Suivront par la suite une série d’excuses relatives à des sujets divers tels que l’imposition d’une taxe sur les immigrants chinois de1885 à 1923, l’exécution sommaire de soldats canadiens faussement accusés de trahison pendant la Première Guerre mondiale, ou encore l’interdiction d’entrée au pays d’un navire de réfugiés sikhs.
À l’exception du dernier exemple, il faut reconnaître que toutes ces excuses n’auraient s’en doute pas étés acceptées si elles n’avaient pas été accompagnées de compensation financière importante. C’est d’ailleurs une différence notoire entre le point de vue des deux Trudeau: le père quand il était à la tête du pays, s’opposait obstinément à toutes formes d’excuses alors que le fils en fait presque une marque de commerce. Autre temps, autres moeurs dirons-nous!
Pour ma part, il me paraît tout à fait normal pour les politiciens d’exprimer des regrets et de transmettre des excuses pour corriger des actions inacceptables pour des millions de Canadiens. Voir nos politiciens essuyer quelques larmes de temps en temps nous rappelle qu’ils sont tous des humains!
Quand est-ce que des excuses sont appropriées et quand perdent-elles de leur valeur? Chaque excuse donnée par un gouvernement va trouver un auditoire. Pourtant, lorsque l’on regarde la tendance et le nombre, la population semble commencer à remettre en question leurs véritables valeurs.
Que des gouvernements s’excusent pour des erreurs commises durant des années au pouvoir est tout à fait acceptable. Est-ce aussi valable de remonter en arrière jusqu’à des centaines d’années afin d’excuser des décisions prises dans des conditions politiques très différentes?
Que l’on soit prêts à entendre aujourd’hui des plaintes et des demandes d’excuses pour des décisions prises sans être prêts à considérer l’environnement politique, social et économique de l’époque m’apparait inconcevable.
Lorsque j’entends les arguments qui justifient les excuses pour les enfants des Premières Nations ou les orphelins placés dans des familles, des écoles ou des institutions, j’essaie de me situer dans l’environnement et le raisonnement des dirigeants de l’époque. Je suis convaincu que les élus étaient des pères et mères de familles qui voulaient un avenir et de meilleures chances pour tous les enfants, incluant les leurs.
Plusieurs de ces enfants ont trouvé de très bons foyers d’adoption. Ils ont été bien nourris, éduqués et ont contribué à bâtir notre pays. D’autres ont malheureusement vécu dans des conditions déplorables, ont été abusés et ont, hélas, comme bien des enfants, perdu une partie de leur enfance et ressenti les séquelles pour le reste de leur vie.

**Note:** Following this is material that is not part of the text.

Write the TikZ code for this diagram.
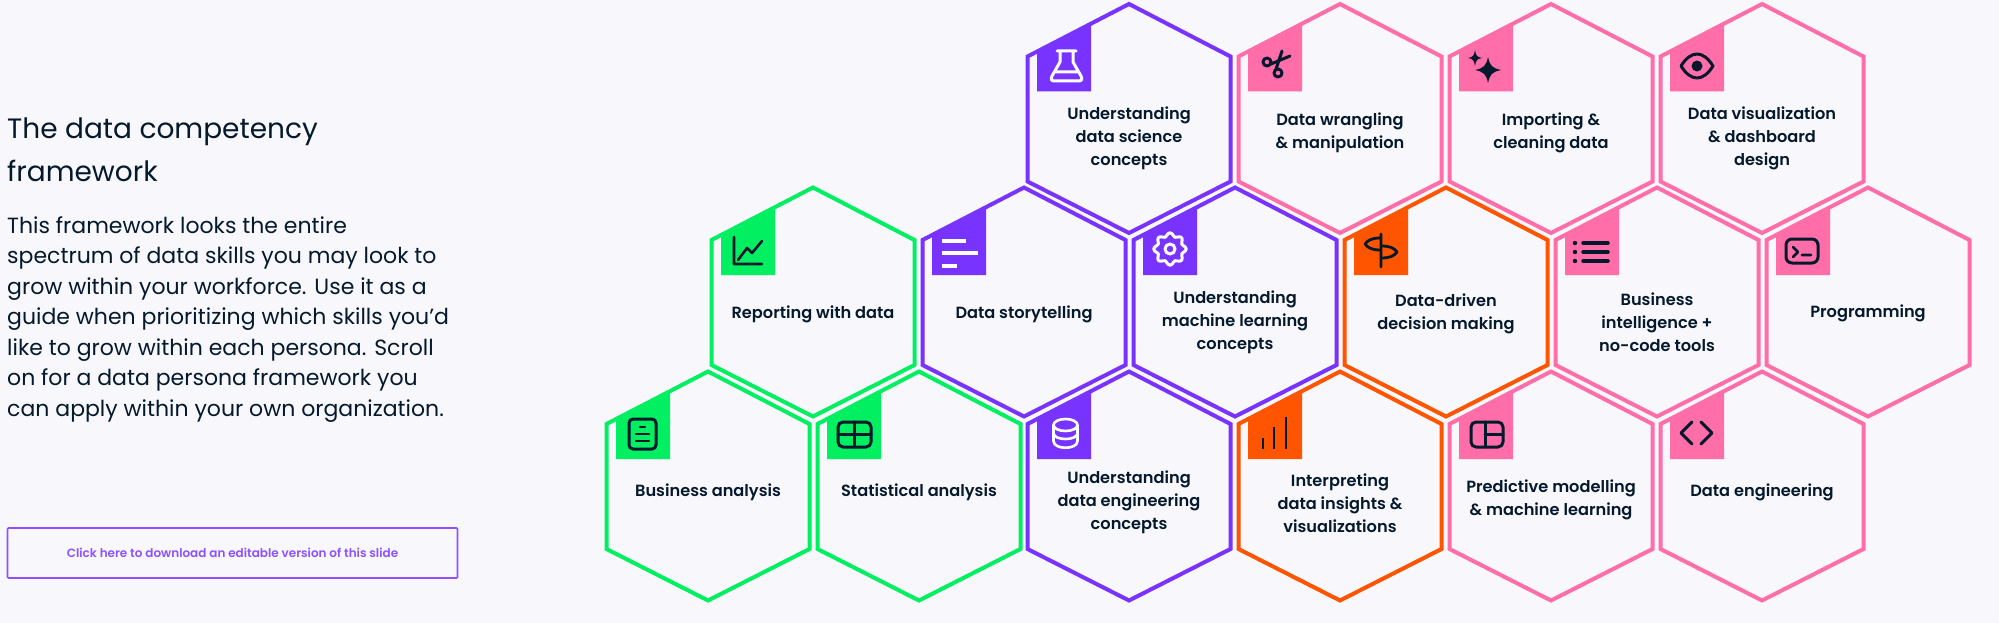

Des personnes malades ou dérangées psychologiquement ne sont pas la norme, mais font encore partie aujourd’hui de notre société et continuent de détruire l’avenir de plusieurs enfants.
Dans un passé pas très lointain, des enfants âgés de 10 ou 12 ans travaillaient dans des mines de charbon ou des chantiers forestiers. Des Jésuites et des individus qui étaient considérés comme des sorciers étaient brûlés vivants alors que d’autres étaient lapidés sur la place publique pour avoir été infidèles ou avoir volé.

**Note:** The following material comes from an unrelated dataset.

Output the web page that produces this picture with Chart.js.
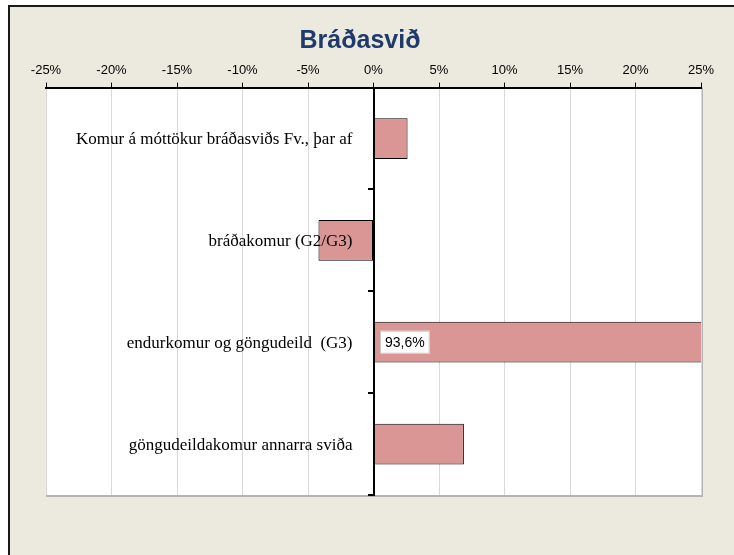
<!DOCTYPE html>
<html>
<head>
<meta charset="utf-8">
<script src="https://cdn.jsdelivr.net/npm/chart.js@4/dist/chart.umd.min.js"></script>
<style>
  html, body { margin: 0; padding: 0; background: #fff; overflow: hidden; }
  #frame {
    position: absolute; left: 8px; top: 5px; width: 800px; height: 620px;
    background: #ece9df; border-left: 2px solid #1a1a1a; border-top: 2px solid #1a1a1a;
  }
  #chart { position: absolute; left: 0; top: 0; }
</style>
</head>
<body>
<div id="frame"></div>
<canvas id="chart" width="734" height="555"></canvas>
<script>
const chartTitle = "Bráðasvið";
const categories = [
  "Komur á móttökur bráðasviðs Fv., þar af",
  "bráðakomur (G2/G3)",
  "endurkomur og göngudeild  (G3)",
  "göngudeildakomur annarra sviða",
];
const changePct = [2.6, -4.2, 93.6, 6.9];
const valueLabels = ["", "", "93,6%", ""];
const tickMin = -25;
const tickMax = 25;
const tickStep = 5;

const plotBackground = {
  id: "plotBackground",
  beforeDraw(chart) {
    const { ctx, chartArea: a } = chart;
    ctx.save();
    ctx.fillStyle = "#ffffff";
    ctx.fillRect(a.left, a.top, a.right - a.left, a.bottom - a.top);
    ctx.fillStyle = "#b4b4b4";
    ctx.fillRect(a.right, a.top, 2, a.bottom - a.top + 2);
    ctx.fillRect(a.left, a.bottom, a.right - a.left + 2, 2);
    ctx.restore();
  },
};

// title is centred on the whole frame, not on the plot area
const frameTitle = {
  id: "frameTitle",
  afterDraw(chart) {
    const { ctx } = chart;
    ctx.save();
    ctx.font = "bold 25px 'Liberation Sans', Arial, sans-serif";
    ctx.fillStyle = "#1f3b6b";
    ctx.textAlign = "center";
    ctx.textBaseline = "middle";
    ctx.fillText(chartTitle, chart.width / 2 - 7, 41);
    ctx.restore();
  },
};

// category names sit left of the zero line and are painted over the bars
const categoryLabels = {
  id: "categoryLabels",
  afterDatasetsDraw(chart) {
    const { ctx, scales } = chart;
    const xZero = scales.x.getPixelForValue(0);
    ctx.save();
    ctx.font = "17px 'Liberation Serif', 'Times New Roman', serif";
    ctx.fillStyle = "#000";
    ctx.textAlign = "right";
    ctx.textBaseline = "middle";
    categories.forEach((name, i) => {
      ctx.fillText(name, xZero - 21, scales.y.getPixelForValue(i) + 1);
    });
    ctx.restore();
  },
};

const valueBoxes = {
  id: "valueBoxes",
  afterDatasetsDraw(chart) {
    const { ctx } = chart;
    const meta = chart.getDatasetMeta(0);
    ctx.save();
    ctx.font = "14px 'Liberation Sans', Arial, sans-serif";
    ctx.textBaseline = "middle";
    meta.data.forEach((bar, i) => {
      const text = valueLabels[i];
      if (!text) return;
      const w = ctx.measureText(text).width + 10;
      const h = 23;
      const x0 = Math.min(bar.base, bar.x) + 6;
      ctx.fillStyle = "#ffffff";
      ctx.strokeStyle = "#c8c8c8";
      ctx.lineWidth = 1;
      ctx.fillRect(x0, bar.y - h / 2, w, h);
      ctx.strokeRect(x0 + 0.5, bar.y - h / 2 + 0.5, w - 1, h - 1);
      ctx.fillStyle = "#000";
      ctx.fillText(text, x0 + 5, bar.y + 1);
    });
    ctx.restore();
  },
};

new Chart(document.getElementById("chart"), {
  type: "bar",
  data: {
    labels: categories,
    datasets: [
      {
        data: changePct,
        backgroundColor: "#d99694",
        borderColor: "#000000",
        borderWidth: 1,
        borderSkipped: false,
        categoryPercentage: 1,
        barPercentage: 0.4,
      },
    ],
  },
  options: {
    responsive: false,
    animation: false,
    indexAxis: "y",
    layout: { padding: { left: 46, right: 33, top: 59, bottom: 60 } },
    scales: {
      x: {
        position: "top",
        min: tickMin,
        max: tickMax,
        ticks: {
          stepSize: tickStep,
          color: "#000",
          padding: 4,
          font: { family: "'Liberation Sans', Arial, sans-serif", size: 13 },
          callback: (v) => `${v}%`,
        },
        grid: { color: "#d9d9d9", tickColor: "#000", tickLength: 5, lineWidth: 1 },
        border: { color: "#000", width: 2 },
      },
      y: {
        position: { x: 0 },
        z: 1,
        ticks: { display: false },
        grid: { offset: true, drawOnChartArea: false, color: "#000", tickLength: 5, lineWidth: 2 },
        border: { color: "#000", width: 2 },
      },
    },
    plugins: {
      legend: { display: false },
      tooltip: { enabled: false },
      title: { display: false },
    },
  },
  plugins: [plotBackground, categoryLabels, valueBoxes, frameTitle],
});
</script>
</body>
</html>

Plus près de nous, des gens étaient insultés sur la place publique pour des actions répréhensibles. Est-ce que tout ce beau monde mérite des excuses? Est-ce que les parents adoptifs d’enfants en provenance de pays en voie de développement et qui veulent leur donner un avenir meilleur seront accusés et devront s’excuser plus tard pour les avoir retirés de leurs familles, leurs villages ou leurs cultures?

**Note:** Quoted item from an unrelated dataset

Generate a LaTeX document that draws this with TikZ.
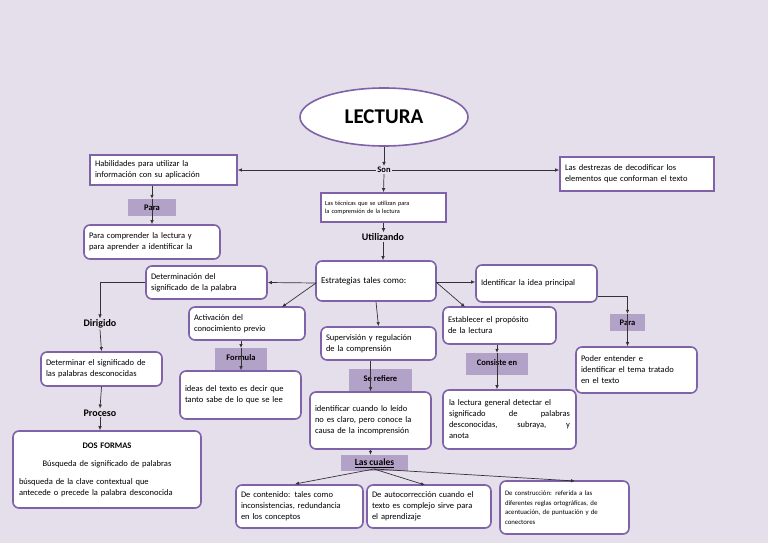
\documentclass[tikz,border=0pt]{standalone}
\usepackage{fontspec}
\setmainfont{Carlito}
\usetikzlibrary{arrows.meta,shapes.geometric}
\definecolor{bg}{HTML}{E5DFEC}
\definecolor{pur}{HTML}{7F62A8}
\definecolor{lab}{HTML}{B3A2C7}
\begin{document}
\begin{tikzpicture}[x=1pt,y=-1pt,
 box/.style={draw=pur,line width=1.6pt,fill=white,rounded corners=6pt,inner sep=0pt,font=\fontsize{8.5}{11}\selectfont},
 sbox/.style={box,rounded corners=0pt},
 lab/.style={fill=lab,inner sep=0pt,font=\bfseries\fontsize{8.5}{9}\selectfont},
 word/.style={font=\bfseries\fontsize{10}{11}\selectfont,inner sep=1pt},
 arr/.style={-{Latex[length=4pt,width=3.5pt]},line width=0.7pt,draw=black!80}]
\fill[bg] (0,0) rectangle (768,543);
\useasboundingbox (0,0) rectangle (768,543);
% nodes
\node[ellipse,draw=pur,line width=1.6pt,fill=white,minimum width=168,minimum height=58,font=\bfseries\fontsize{21}{22}\selectfont] (lec) at (384,117) {LECTURA};
\node[word,font=\bfseries\fontsize{8.5}{9}\selectfont] (son) at (384,170) {Son};
\node[sbox,minimum width=147,minimum height=30,text width=137] (hab) at (163.5,170) {Habilidades para utilizar la\\información con su aplicación};
\node[sbox,minimum width=154,minimum height=34,text width=144] (des) at (637,174) {Las destrezas de decodificar los\\elementos que conforman el texto};
\node[sbox,minimum width=125,minimum height=29,text width=117,font=\fontsize{6.3}{8}\selectfont] (tec) at (383.5,207.5) {Las técnicas que se utilizan para\\la comprensión de la lectura};
\node[word] (uti) at (383,237) {Utilizando};
\node[box,minimum width=120,minimum height=40,text width=110] (est) at (376,281) {\fontsize{9}{10}\selectfont Estrategias tales como:\\[16pt]};
\node[lab,minimum width=48,minimum height=17] (para1) at (152,207.5) {Para};
\node[box,minimum width=136,minimum height=34,text width=126] (com) at (152,242) {Para comprender la lectura y\\para aprender a identificar la};
\node[box,minimum width=121,minimum height=33,text width=111] (det) at (206.5,282.5) {Determinación del\\significado de la palabra};
\node[box,minimum width=121,minimum height=37,text width=111] (idp) at (536.5,283.5) {Identificar la idea principal\\[12pt]};
\node[box,minimum width=116,minimum height=33,text width=106] (act) at (247,323.5) {Activación del\\conocimiento previo};
\node[box,minimum width=115,minimum height=33,text width=105] (sup) at (378.5,343.5) {Supervisión y regulación\\de la comprensión};
\node[box,minimum width=113,minimum height=37,text width=103] (esp) at (499.5,325.5) {Establecer el propósito\\de la lectura};
\node[lab,minimum width=35,minimum height=17] (para2) at (627.5,322.5) {Para};
\node[box,minimum width=121,minimum height=46,text width=111] (pod) at (636.5,370) {Poder entender e\\identificar el tema tratado\\en el texto};
\node[word] (dir) at (100,324) {Dirigido};
\node[box,minimum width=121,minimum height=34,text width=111] (dsig) at (101.5,369) {Determinar el significado de\\las palabras desconocidas};
\node[lab,minimum width=52,minimum height=22,anchor=north] (for) at (241,348) {\raisebox{4pt}{Formula}};
\node[box,minimum width=121,minimum height=48,text width=111] (ide) at (240.5,395) {ideas del texto es decir que\\tanto sabe de lo que se lee\\[12pt]};
\node[lab,minimum width=63,minimum height=23] (ser) at (380.5,380.5) {\raisebox{3pt}{Se refiere}};
\node[lab,minimum width=62,minimum height=22] (con) at (497,364) {\raisebox{2pt}{Consiste en}};
\node[box,minimum width=121,minimum height=57,text width=111] (icu) at (370.5,420.5) {identificar cuando lo leído\\no es claro, pero conoce la\\causa de la incomprensión\\[8pt]};
\node[box,minimum width=133,minimum height=59,text width=121] (lge) at (509.5,419.5) {la lectura general detectar el\\significado \hfill de \hfill palabras\\desconocidas, \hfill subraya, \hfill y\\anota};
\node[word] (pro) at (100,413) {Proceso};
\node[box,minimum width=188,minimum height=77,text width=176,align=left] (dos) at (107,469.5) {\centering\textbf{DOS FORMAS}\\[7pt]Búsqueda de significado de palabras\\[7pt]\raggedright búsqueda de la clave contextual que\\antecede o precede la palabra desconocida};
\node[lab,minimum width=67,minimum height=16,font=\bfseries\fontsize{9.5}{10}\selectfont] (cua) at (374.5,463) {\underline{Las cuales}};
\node[box,minimum width=127,minimum height=43,text width=117] (dcon) at (299.5,506.5) {De contenido: tales como\\inconsistencias, redundancia\\en los conceptos};
\node[box,minimum width=124,minimum height=43,text width=114] (daut) at (429,506.5) {De autocorrección cuando el\\texto es complejo sirve para\\el aprendizaje};
\node[box,minimum width=129,minimum height=53,text width=119,font=\fontsize{6.8}{9.5}\selectfont] (dcons) at (564.5,507.5) {De construcción: referida a las\\diferentes reglas ortográficas, de\\acentuación, de puntuación y de\\conectores};
% connectors
\draw[arr] (lec.south) -- (son.north);
\draw[arr] (son.west) -- (son.west -| hab.east);
\draw[arr] (son.east) -- (son.east -| des.west);
\draw[arr] (son.south) -- (tec.north);
\draw[arr] (para1.north |- hab.south) -- (para1.north);
\draw[arr] (para1.north) -- (com.north);
\draw[arr] (tec.south) -- (tec.south |- uti.north);
\draw[arr] (uti.south) -- (uti.south |- est.north);
\coordinate (ew) at (316,283); \coordinate (ee) at (436,282);
\draw[arr] (ew) -- (det.east);
\draw[arr] (ew) -- (282,307);
\draw[arr] (est.south) -- (sup.north);
\draw[arr] (ee) -- (ee -| idp.west);
\draw[arr] (ee) -- (465,307);
\draw[arr] (det.west) -| (dir.north);
\draw[arr] (dir.south) -- (dsig.north);
\draw[arr] (dsig.south) -- (pro.north);
\draw[arr] (pro.south) -- (dos.north -| pro.south);
\draw[arr] (for.north |- act.south) -- (for.north);
\draw[arr] (for.north) -- (for.north |- ide.north);
\draw[arr] (icu.north |- sup.south) -- (icu.north);
\draw[arr] (con.north |- esp.south) -- (con.north);
\draw[arr] (con.north) -- (con.north |- lge.north);
\draw[arr] (idp.east |- 0,296) -| (para2.north);
\draw[arr] (para2.north) -- (pod.north -| para2.north);
\draw[arr] (icu.south) -- (icu.south |- cua.north);
\draw[arr] (374,469) -- (295,484);
\draw[arr] (374,469) -- (425,485);
\draw[arr] (374,469) -- (575,481);
\end{tikzpicture}
\end{document}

Les centaines de millions de dollars donnés de nos jours pour des décisions du passé seraient-ils mieux investis afin d’aider à réduire le taux de pauvreté qui empêche très souvent les enfants d’atteindre leur plein potentiel.
Est-ce que le gouvernement qui favorise la consommation de marijuana alors que des milliers de personnes meurent chaque année des conséquences du tabac et de la drogue devra s’excuser dans quelques années et compenser les victimes?
Des excuses pour des motifs politiques ou des selfies pour saisir une larme, perdent de leur valeur et sont inappropriées.